J Interpers Violence. 2025 May 31:8862605251343203. doi: 10.1177/08862605251343203. Online ahead of print.
ABSTRACT
Bullying victimization afflicts adolescents at high rates and predicts negative health sequelae into adulthood. Park’s (2010) meaning-making model theorizes protective pathways following traumatic experiences and has been applied to a variety of traumas, but not yet bullying victimization. Consistent with Park’s model, the present work assessed both meaning-making efforts-operationally defined as posttraumatic growth (PTG), or positive changes perceived to have resulted from a traumatic experience-and meanings successfully made-operationally defined concurrent presence of meaning in life-as factors mitigating adverse psychological and physical health outcomes in adulthood among targets of adolescent bullying victimization.
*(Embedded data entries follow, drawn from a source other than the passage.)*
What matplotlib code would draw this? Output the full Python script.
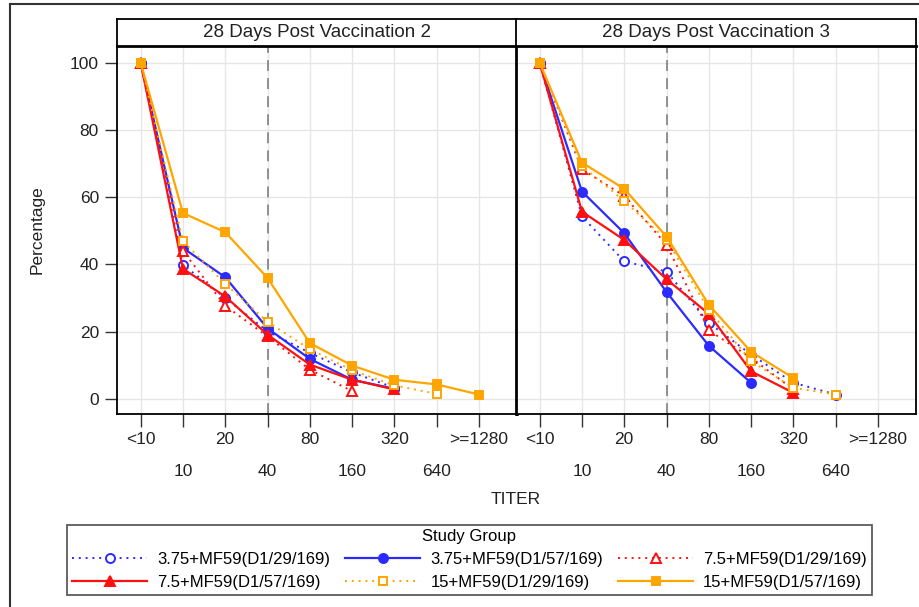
import matplotlib.pyplot as plt
from matplotlib.lines import Line2D

plt.rcParams['font.family'] = ['Liberation Sans Narrow', 'Liberation Sans', 'DejaVu Sans']

titers = ['<10', '10', '20', '40', '80', '160', '320', '640', '>=1280']
panels = ['28 Days Post Vaccination 2', '28 Days Post Vaccination 3']
groups = ['3.75+MF59(D1/29/169)', '3.75+MF59(D1/57/169)', '7.5+MF59(D1/29/169)',
          '7.5+MF59(D1/57/169)', '15+MF59(D1/29/169)', '15+MF59(D1/57/169)']

# percentage with titer >= value, per panel
v2_375_d29 = [100, 39.9, 30.0, 20.1, 13.7, 7.9, 3.3]
v2_375_d57 = [100, 44.9, 36.2, 21.0, 11.9, 5.7, 3.0]
v2_75_d29 = [100, 44.0, 27.7, 18.6, 8.7, 2.3]
v2_75_d57 = [100, 38.7, 30.5, 19.1, 10.2, 5.7, 2.8]
v2_15_d29 = [100, 46.9, 34.2, 22.9, 14.8, 8.5, 4.0, 1.5]
v2_15_d57 = [100, 55.3, 49.6, 36.0, 16.6, 9.9, 5.7, 4.3, 1.3]

v3_375_d29 = [100, 54.3, 40.9, 37.9, 22.6, 13.2, 4.8, 1.3]
v3_375_d57 = [100, 61.7, 49.3, 31.8, 15.8, 4.8]
v3_75_d29 = [100, 68.3, 60.4, 45.8, 20.4, 12.2, 2.8]
v3_75_d57 = [100, 55.7, 47.3, 35.6, 25.3, 8.2, 1.8]
v3_15_d29 = [100, 69.3, 58.9, 47.3, 26.5, 11.2, 3.3, 1.3]
v3_15_d57 = [100, 70.3, 62.5, 48.3, 28.0, 14.0, 6.2]

data = [[v2_375_d29, v2_375_d57, v2_75_d29, v2_75_d57, v2_15_d29, v2_15_d57],
        [v3_375_d29, v3_375_d57, v3_75_d29, v3_75_d57, v3_15_d29, v3_15_d57]]

blue, red, orange = '#2b2bff', '#ff1010', '#ffa500'
styles = [
    dict(color=blue, ls=(0, (1, 2.5)), marker='o', mfc='white', ms=6.5, lw=1.4),
    dict(color=blue, ls='-', marker='o', mfc=blue, ms=6.5, lw=1.6),
    dict(color=red, ls=(0, (1, 2.5)), marker='^', mfc='white', ms=7, lw=1.4),
    dict(color=red, ls='-', marker='^', mfc=red, ms=7, lw=1.6),
    dict(color=orange, ls=(0, (1, 2.5)), marker='s', mfc='white', ms=6, lw=1.4),
    dict(color=orange, ls='-', marker='s', mfc=orange, ms=6, lw=1.6),
]

W, H = 919, 607
fig = plt.figure(figsize=(W / 100, H / 100), dpi=100)

# outer frame (top and left)
fig.add_artist(Line2D([10 / W, 10 / W], [0, 1 - 4 / H], color='#333333', lw=1.5))
fig.add_artist(Line2D([10 / W, 1], [1 - 4 / H, 1 - 4 / H], color='#333333', lw=1.5))

lefts = [117, 516]
handles = []
for p in range(2):
    x0 = lefts[p]
    ax = fig.add_axes([x0 / W, 1 - 414 / H, 400 / W, (414 - 46) / H])
    hx = fig.add_axes([x0 / W, 1 - 46 / H, 400 / W, 27 / H])
    hx.set_xticks([])
    hx.set_yticks([])
    hx.text(0.5, 0.5, panels[p], ha='center', va='center', fontsize=13.5, color='#222222')
    for s in hx.spines.values():
        s.set_linewidth(1.3)
    hx.spines['bottom'].set_linewidth(2)

    for g in range(6):
        vals = data[p][g]
        h, = ax.plot(range(len(vals)), vals, **styles[g], mec=styles[g]['color'], mew=1.4)
        if p == 0:
            handles.append(h)

    ax.axvline(3, color='#888888', ls=(0, (6, 4)), lw=1.3, zorder=1)
    ax.set_xlim(-0.56, 8.9)
    ax.set_ylim(-4.5, 105)
    ax.set_xticks(range(0, 9, 2))
    ax.set_xticklabels(titers[0::2])
    ax.set_xticks(range(1, 9, 2), minor=True)
    ax.set_xticklabels(titers[1::2], minor=True)
    ax.tick_params(axis='x', which='both', length=9, width=1, color='#333333',
                   labelsize=12.5, labelcolor='#222222')
    ax.tick_params(axis='x', which='major', pad=4)
    ax.tick_params(axis='x', which='minor', pad=27)
    ax.grid(True, which='both', axis='x', color='#e6e6e6', lw=1, zorder=0)
    ax.set_yticks(range(0, 101, 20))
    ax.grid(True, which='major', axis='y', color='#e6e6e6', lw=1, zorder=0)
    ax.set_axisbelow(True)
    if p == 0:
        ax.tick_params(axis='y', length=9, width=1, color='#333333',
                       labelsize=12.5, labelcolor='#222222', pad=4)
    else:
        ax.tick_params(axis='y', length=0, labelleft=False)
    for s in ax.spines.values():
        s.set_linewidth(1.3)
    if p == 0:
        ax.spines['right'].set_linewidth(2)
    else:
        ax.spines['left'].set_linewidth(2)

fig.text(37 / W, 1 - 230 / H, 'Percentage', rotation=90, ha='center', va='center',
         fontsize=12.5, color='#222222')
fig.text(516 / W, 1 - 499 / H, 'TITER', ha='center', va='center',
         fontsize=12.5, color='#222222')

order = [0, 3, 1, 4, 2, 5]
leg = fig.legend([handles[i] for i in order], [groups[i] for i in order], ncol=3,
                 loc='center', bbox_to_anchor=(67 / W, 1 - 597 / H, 805 / W, 75 / H),
                 mode='expand', title='Study Group', fontsize=12, title_fontsize=12,
                 frameon=True, fancybox=False, edgecolor='#333333', handlelength=4.5,
                 handletextpad=0.6, borderpad=0.3, labelspacing=0.45, borderaxespad=0)
leg.get_frame().set_linewidth(1.3)

fig.savefig('out.png', dpi=100)
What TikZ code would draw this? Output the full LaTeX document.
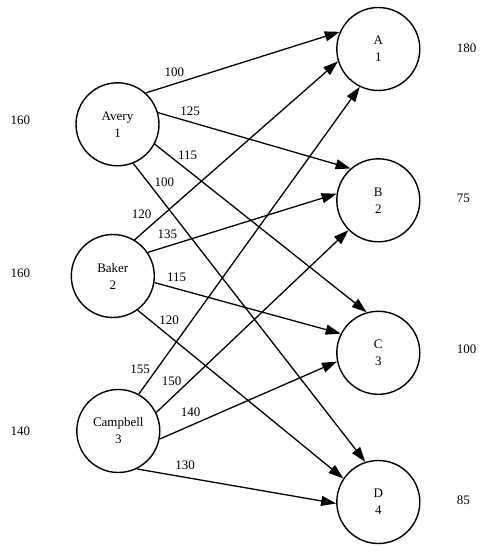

Using path modeling with the MPlus v5 macro, the hypothesized serial process model was tested in two samples of adults who had experienced adolescent bullying (Sample 1: US adult convenience sample [N = 125]; Sample 2: International sexual minority adult sample [N = 137]). Participants reported the severity of their adolescent bullying victimizations, resulting PTG, concurrent presence of meaning in life, severity of psychological distress, and frequency of physical illness symptoms, as well as demographics. Supporting Park’s (2010) model across samples, the severity of adolescent bullying victimization predicted greater PTG, and, in turn, the presence of meaning in life, ultimately predicting mitigated psychological and physical health outcomes in adulthood. As such, the results highlighted the importance of meanings successfully made per se, underscoring the attendant risks generated by the meaning-making efforts that appear necessary but insufficient to mitigate negative health sequelae. Practical implications, strengths and limitations, and directions for future research are discussed.